Les mouvements pédagogiques, dont la culture est celle du libre engagement, ne se sont-ils pas fourvoyés en soutenant une réforme du collège qui fait notamment de l’interdisciplinarité une obligation ?
Je ne parle pas au nom de tous les mouvements pédagogiques. Mais il est vrai que, comme la plupart d’entre eux, les Cahiers pédagogiques, dont je suis un rédacteur, ont soutenu cette réforme. C’est ce que nous avons toujours fait lorsque des réformes institutionnelles nous paraissaient aller dans le bon sens. Nous les avons soutenues, tout en conservant une distance critique.
La question de l’obligation ne peut être tranchée simplement, sur le mode du pour ou contre. Si l’on jugeait, par exemple, que les activités interdisciplinaires pourraient rester entièrement facultatives dans un univers de disciplines obligatoires, cela reviendrait à les considérer comme secondaires. Il est important aussi, même et surtout si elles ne représentent qu’une part modeste de l’horaire, que leur légitimité soit reconnue à travers les évaluations régulières et finales et en s’appuyant sur une formation continue conséquente. C’est pourquoi, si l’on pense que l’interdisciplinarité et l’accompagnement personnalisé, intégrés aux horaires normaux, sont essentiels, il faut aller jusqu’au bout et assumer une part d’obligation, même si l’on se situe dans une tradition qui s’appuie sur les initiatives et le volontariat.
D’autre part, en ce qui concerne les enseignements pratiques interdisciplinaires (EPI) - mais cela vaut aussi pour l’accompagnement personnalisé -, la contrainte n’est pas si pressante qu’on le dit. Tous les établissements doivent en faire, mais pas forcément chaque enseignant. C’est un peu comme pour les fonctions de professeur principal : on demande des volontaires mais s’il n’y a personne, cela se traduit par des désignations. Mais l’autonomie professionnelle des enseignants reste importante, la seule condition posée étant que les heures fléchées EPI soient bien effectuées. Par qui et comment, c’est une question de négociation interne, avec des choix à faire dans une palette de thématiques très large.

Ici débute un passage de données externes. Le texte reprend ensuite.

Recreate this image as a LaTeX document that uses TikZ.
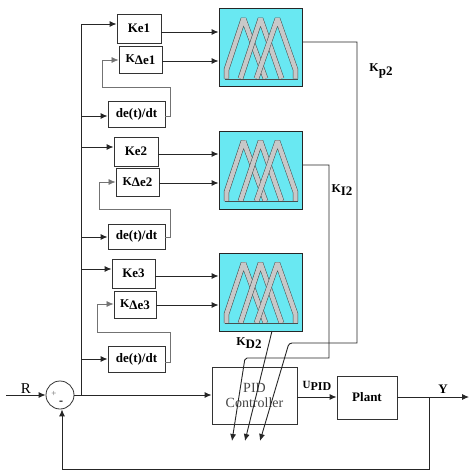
\documentclass[tikz,border=0pt]{standalone}
\usepackage{fontspec}
\setmainfont{Liberation Serif}
\usetikzlibrary{arrows.meta}
\definecolor{fzcyan}{RGB}{105,232,242}
\definecolor{mfgray}{RGB}{200,200,200}
\definecolor{mfline}{RGB}{70,80,80}
\newcommand{\smK}{{\fontsize{12}{13}\selectfont\bfseries K}}
\begin{document}
\begin{tikzpicture}[x=1pt,y=-1pt,
  arr/.style={-{Latex[length=7pt,width=6pt]}},
  wire/.style={line width=0.9pt,draw=black!85},
  loopw/.style={line width=0.7pt,draw=black!55},
  blk/.style={draw=black!80,line width=0.9pt,fill=white,inner sep=0pt,
    font=\fontsize{13}{15}\selectfont\bfseries},
  fz/.style={draw=black!85,line width=0.9pt,fill=fzcyan,minimum width=83pt,minimum height=78pt,inner sep=0pt},
  mf/.style={draw=mfline,line width=0.5pt,double=mfgray,double distance=4.4pt,line join=bevel},
  lbl/.style={inner sep=0pt,font=\fontsize{13}{15}\selectfont\bfseries}
]
\useasboundingbox (0,0) rectangle (474,474);
\fill[white] (0,0) rectangle (474,474);

% gain boxes
\node[blk,minimum width=44pt,minimum height=29pt] (Ke1) at (139,28.5) {Ke1};
\node[blk,minimum width=43pt,minimum height=27pt] (KDe1) at (140.5,59.5) {\smK\raisebox{-1.5pt}{Δe1}};
\node[blk,minimum width=57pt,minimum height=26pt] (dd1) at (136.5,114) {de(t)/dt};
\node[blk,minimum width=44pt,minimum height=29pt] (Ke2) at (136,151.5) {Ke2};
\node[blk,minimum width=43pt,minimum height=28pt] (KDe2) at (137.5,182) {\smK\raisebox{-1.5pt}{Δe2}};
\node[blk,minimum width=57pt,minimum height=25pt] (dd2) at (136.5,236.5) {de(t)/dt};
\node[blk,minimum width=43pt,minimum height=29pt] (Ke3) at (133.5,273.5) {Ke3};
\node[blk,minimum width=42pt,minimum height=27pt] (KDe3) at (135,304.5) {\smK\raisebox{-1.5pt}{Δe3}};
\node[blk,minimum width=57pt,minimum height=26pt] (dd3) at (136.5,359) {de(t)/dt};

% fuzzy blocks
\node[fz] (fz1) at (260.5,47.5) {};
\node[fz] (fz2) at (260.5,170) {};
\node[fz] (fz3) at (260.5,292) {};
\foreach \f in {fz1,fz2,fz3}{
  \begin{scope}[shift={(\f.center)}]
    \draw[mf] (-34,31) -- (-34,22) -- (-17,-29) -- (5,31);
    \draw[mf] (-20,31) -- (0,-29) -- (21,31);
    \draw[mf] (-4,31) -- (17,-29) -- (35,22) -- (35,31);
    \draw[mfline,line width=0.8pt] (-36,31.5) -- (37,31.5);
  \end{scope}
}

% PID and plant
\node[draw=black!80,line width=0.9pt,minimum width=85pt,minimum height=57pt,inner sep=0pt,align=center,
  font=\fontsize{14}{16}\selectfont\rmfamily,text=black!72] (pid) at (254.5,395.5) {PID\\[-1pt]Controller};
\node[blk,minimum width=60pt,minimum height=43pt] (plant) at (367,397.5) {Plant};

% summing junction
\node[draw=black!80,line width=0.8pt,circle,minimum size=28pt,inner sep=0pt] (sum) at (60,395) {};
\node[inner sep=0pt,font=\fontsize{9}{10}\selectfont,text=black!60] (plus) at (54,394) {+};
\node[inner sep=0pt,font=\fontsize{12}{12}\selectfont\bfseries] (minus) at (61,403) {-};
\node[inner sep=0pt,font=\fontsize{15}{17}\selectfont] (Rl) at (26,389) {R};
\coordinate (rin) at (6,395);
\draw[wire,arr] (rin) -- (sum.west);

% bus
\coordinate (bus0) at (81,395);
\coordinate (bustop) at (81,24);
\draw[wire] (sum.east) -- (bus0);
\draw[wire,arr] (bus0) -- (pid.west |- bus0);
\draw[wire] (bus0) -- (bustop);
\draw[wire,arr] (bustop) -- (Ke1.west |- bustop);
\coordinate (b2) at (81,116); \draw[wire,arr] (b2) -- (dd1.west |- b2);
\coordinate (b3) at (81,147); \draw[wire,arr] (b3) -- (Ke2.west |- b3);
\coordinate (b4) at (81,237); \draw[wire,arr] (b4) -- (dd2.west |- b4);
\coordinate (b5) at (81,269); \draw[wire,arr] (b5) -- (Ke3.west |- b5);
\coordinate (b6) at (81,359); \draw[wire,arr] (b6) -- (dd3.west |- b6);

% derivative loops
\draw[loopw,arr] (dd1.east |- 0,116) -- (170,116) -- (170,87) -- (102,87) -- (102,60) -- (KDe1.west |- 0,60);
\draw[loopw,arr] (dd2.east |- 0,237) -- (170,237) -- (170,209) -- (99,209) -- (99,182) -- (KDe2.west |- 0,182);
\draw[loopw,arr] (dd3.east |- 0,362) -- (170,362) -- (170,332) -- (97,332) -- (97,304) -- (KDe3.west |- 0,304);

% inputs to fuzzy blocks
\draw[wire,arr] (Ke1.east |- 0,32) -- (fz1.west |- 0,32);
\draw[wire,arr] (KDe1.east |- 0,61) -- (fz1.west |- 0,61);
\draw[wire,arr] (Ke2.east |- 0,154) -- (fz2.west |- 0,154);
\draw[wire,arr] (KDe2.east |- 0,183) -- (fz2.west |- 0,183);
\draw[wire,arr] (Ke3.east |- 0,276) -- (fz3.west |- 0,276);
\draw[wire,arr] (KDe3.east |- 0,305) -- (fz3.west |- 0,305);

% gain outputs to PID
\coordinate (kpend) at (260,441);
\coordinate (kiend) at (232,441);
\coordinate (kdend) at (245,441);
\draw[wire,arr] (fz1.east |- 0,42) -- (357,42) -- (357,343) [rounded corners=3pt] -- (289,343) -- (kpend);
\draw[wire,arr] (fz2.east |- 0,165) -- (329,165) -- (329,358) [rounded corners=2pt] -- (245,358) -- (kiend);
\draw[wire,arr] (272,331) -- (kdend);

\node[lbl] (kp) at (381,71) {\smK\raisebox{-3.5pt}{p2}};
\node[lbl] (ki) at (342,190) {\smK\raisebox{-3.5pt}{I2}};
\node[lbl] (kd) at (249,343) {\smK\raisebox{-3.5pt}{D2}};

% PID to plant, output
\draw[wire,arr] (pid.east |- 0,397) -- (plant.west |- 0,397);
\node[lbl,font=\fontsize{12}{14}\selectfont\bfseries] (upid) at (317,386) {{\fontsize{11}{12}\selectfont\bfseries U}\raisebox{-2.5pt}{PID}};
\coordinate (yend) at (469,397);
\coordinate (fb1) at (429,397);
\draw[wire,arr] (plant.east |- 0,397) -- (yend);
\node[lbl] (Yl) at (443,389) {Y};
\draw[wire,arr] (fb1) -- (429,469) -- (62,469) -- (sum.south -| 62,0);
\end{tikzpicture}
\end{document}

Vous faites bon marché d’un mouvement d’opposition très fort qui a duré longtemps...
Oui, comme dans beaucoup de cas, par le passé, de réformes qui, peu de temps après, ont été intégrées et acceptées. Un ministère qui a une légitimité ne peut-il pas prendre des décisions ? Un volontarisme de l’institution me paraît nécessaire. C’est une dialectique ancienne. Si l’on adopte une logique binaire -ou bien obligation pure et simple, ou bien pur volontariat-, on ne s’en sort pas. Il faut à la fois un cadrage et des marges d’autonomie, des règles et beaucoup de souplesse dans leur application, pour tenir compte des conditions locales. Il est vrai que certains cadres intermédiaires ne vont pas toujours dans le sens de cette souplesse, je pense par exemple à ceux qui ne reconnaissent pas pleinement le rôle des professeurs documentalistes. Ils sont à contre-courant de cette réforme. Cela étant, je remarque que les opposants ont aussi leurs contradictions. D’un côté, ils brandissent une accusation de « caporalisme », et de l’autre, ils déplorent une trop grande autonomie de l’établissement, où chacun fait à sa manière.

N’aurait-il pas été plus efficace, plutôt que d’imposer une mesure générale, de rechercher un accord préalable au niveau des établissements ?
Je n’y crois pas du tout. Cela rejoint l’idée de la « tache d’huile », qui verrait les innovations gagner petit à petit du terrain par leur seule attractivité. On voit bien que les établissements expérimentaux restent des îlots. Ils sont souvent des laboratoires tout à fait intéressants, mais on ne peut pas tirer de preuves à partir de l’engagement singulier de personnes volontaires, motivées, qui ne comptent pas leur temps. Il faut accepter une certaine banalité des dispositifs praticables dans des établissements ordinaires. Approuver une réforme, c’est un risque à prendre. Il faut être responsable. Dire que tout doit venir de la base est une solution de facilité. Je ne renie pas la défense de cette réforme, notamment par rapport aux attaques qu’elle a subies et dont certaines étaient et restent particulièrement outrancières.